The Obama administration’s regulation of the coal industry -- including a sweeping new rule scheduled for release on June 2 -- has ironically handed the president’s chief Senate antagonist a compelling campaign issue.
In 19 coal counties, McConnell, running in a competitive primary, won a higher percentage of the Republican vote than Lundergan Grimes, who didn’t face serious opposition, won of the Democratic vote, according to an analysis by McConnell’s campaign.
“It’s a big damn deal. It’s a voting deal. It’s fundamentally changed the electorate in coal areas,” McConnell senior adviser Josh Holmes said of coal regulations. Grimes’ deflated victory margins in coal areas show that “nobody buys the spin,” Holmes said.
While some Democratic strategists argue that Grimes, who has been a vocal opponent of the administration’s coal policy, may use the issue to distance herself from the president in a Republican-leaning state, other members of the party say that the new rule could hamper Democratic hopefuls in Kentucky, West Virginia and other states where coal is a major source of jobs.

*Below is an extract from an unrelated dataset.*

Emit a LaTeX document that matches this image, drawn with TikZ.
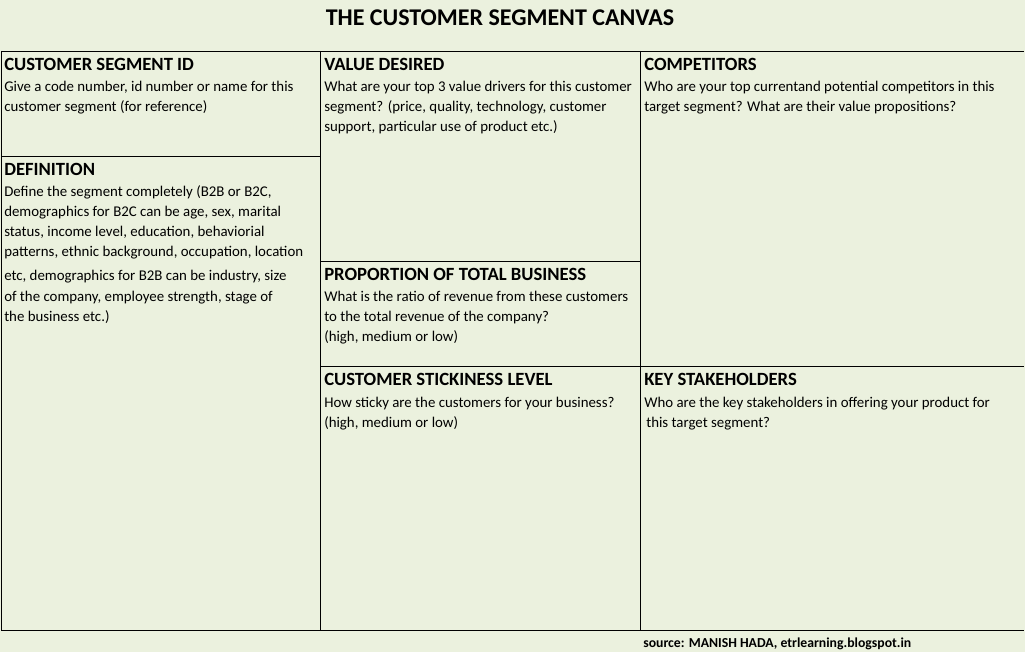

“I think it makes it difficult,” said Senator Joe Manchin, a West Virginia Democrat.
McConnell was one of several establishment Republican candidates who overcame challenges from the GOP’s Tea Party wing on Tuesday night, signaling a retrenchment from a string of 2010 and 2012 races in which inexperienced Republican candidates lost to Democrats in GOP-leaning states and House districts.
“We want to nominate candidates who can actually win in November,” McConnell said today.
Tad Devine, a Democratic strategist who advised John Kerry during the 2004 presidential campaign, said the voter enthusiasm that propelled the Tea Party movement in 2010 won’t be replicated this November. But, he acknowledged, there’s no denying that the GOP had a good night on Tuesday.
“In terms of non-Tea Party candidates, you have to concede that positions the Republicans is better,” Devine said.